Soy partidario de la fuerza que resulta entre las palabras sabiamente elegidas. Creo en que es tal vigor lo que nos incardina a nuestra natura y convivencia, más que las palabras mismas a las que inútilmente podemos rendir un culto inútil. Como lo propuso Walt Whitman, en lo que escribimos y pensamos nos cantamos y nos celebramos.

Insisto: cuan estúpido resulta quien escribe sólo para publicar y publica sólo para enmarcar. Escribir es en realidad descubrir, indagar, explicarse lo inexplicable e hincarse sello permanente sobre permanentes sellos. Al definir nos definimos.

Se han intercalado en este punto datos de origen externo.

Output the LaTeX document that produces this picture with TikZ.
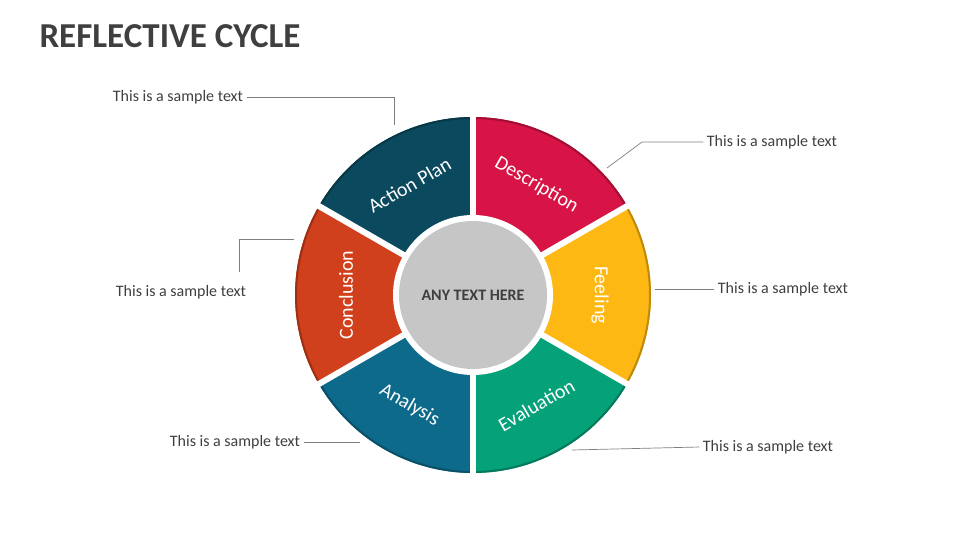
\documentclass[tikz,border=0pt]{standalone}
\usepackage{fontspec}
\setmainfont{Carlito}
\usetikzlibrary{calc}
\definecolor{cdesc}{HTML}{D81345}
\definecolor{cfeel}{HTML}{FDB813}
\definecolor{ceval}{HTML}{05A27A}
\definecolor{cana}{HTML}{0E6A8A}
\definecolor{cconc}{HTML}{D0401C}
\definecolor{cact}{HTML}{0B4A5E}
\definecolor{ctitle}{HTML}{3F3F3F}
\definecolor{cline}{HTML}{7F7F7F}
\begin{document}
\begin{tikzpicture}[x=1pt,y=-1pt,
  lab/.style={text=white,font=\fontsize{20}{22}\selectfont},
  sample/.style={text=ctitle,font=\fontsize{16}{18}\selectfont},
  callout/.style={draw=cline,line width=0.7pt}]
\useasboundingbox (0,0) rectangle (960,540);
\node[anchor=west,text=ctitle,font=\bfseries\fontsize{35}{40}\selectfont] (title) at (36,36) {REFLECTIVE CYCLE};
\coordinate (c) at (473,295);
\def\R{178}
\foreach \a/\b/\col in {30/90/cdesc,-30/30/cfeel,-90/-30/ceval,-150/-90/cana,150/210/cconc,90/150/cact}{
  \fill[\col] (c) -- ++(-\a:\R) arc[start angle=-\a,end angle=-\b,radius=\R] -- cycle;
  \draw[\col!75!black,line width=2pt] ($(c)+(-\a:\R-1)$) arc[start angle=-\a,end angle=-\b,radius=\R-1];
}
\foreach \a in {90,30,-30,-90,-150,150}{
  \draw[white,line width=6pt] (c) -- ++(-\a:\R+3);
}
\fill[white] (c) circle (80);
\fill[gray!45] (c) circle (74);
\node[font=\bfseries\fontsize{16}{18}\selectfont,text=ctitle] (center) at (c) {ANY TEXT HERE};
\node[lab,rotate=-30] (desc) at ($(c)+(-60:127)$) {Description};
\node[lab,rotate=-90] (feel) at ($(c)+(0:127)$) {Feeling};
\node[lab,rotate=30] (eval) at ($(c)+(60:127)$) {Evaluation};
\node[lab,rotate=-30] (ana) at ($(c)+(120:127)$) {Analysis};
\node[lab,rotate=90] (conc) at ($(c)+(180:127)$) {Conclusion};
\node[lab,rotate=30] (act) at ($(c)+(240:127)$) {Action Plan};
\node[sample] (t1) at (178,97) {This is a sample text};
\node[sample] (t2) at (772,142) {This is a sample text};
\node[sample] (t3) at (783,289) {This is a sample text};
\node[sample] (t4) at (768,447) {This is a sample text};
\node[sample] (t5) at (235,442) {This is a sample text};
\node[sample] (t6) at (181,292) {This is a sample text};
\draw[callout] (t1.east) -- (394,97) -- (394,125);
\draw[callout] (t2.west) -- (642,142) -- (607,168);
\draw[callout] (t3.west) -- (655,289);
\draw[callout] (t4.west) -- (572,450);
\draw[callout] (t5.east) -- (360,442);
\draw[callout] (294,239) -- (239,239) -- (239,272);
\end{tikzpicture}
\end{document}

La fuerza de las palabras me es aspiración. Cuán miserables, dignos de lástima, resultan quienes creen en las musas y vagan por el cuarto rezándole a no sé quién para que en su máquina o monitor brote un texto mágico, para que algún espíritu santo o maldito musite al oído del infausto la combinación exacta de palabras. Cuán tontos cuando quieren escribir sin haber leído, escribir sin haber pensado.

Cuán tarados resultan quienes buscan que cada palabra suya sea exquisita, rebuscada, y prefieren tener un texto o discurso “dominguero”. Cuán tarados quienes les aplauden y celebran. A todos ellos hay que recordarles: “¡No es la palabra determinada, sino la fuerza del conjunto, imbéciles!”.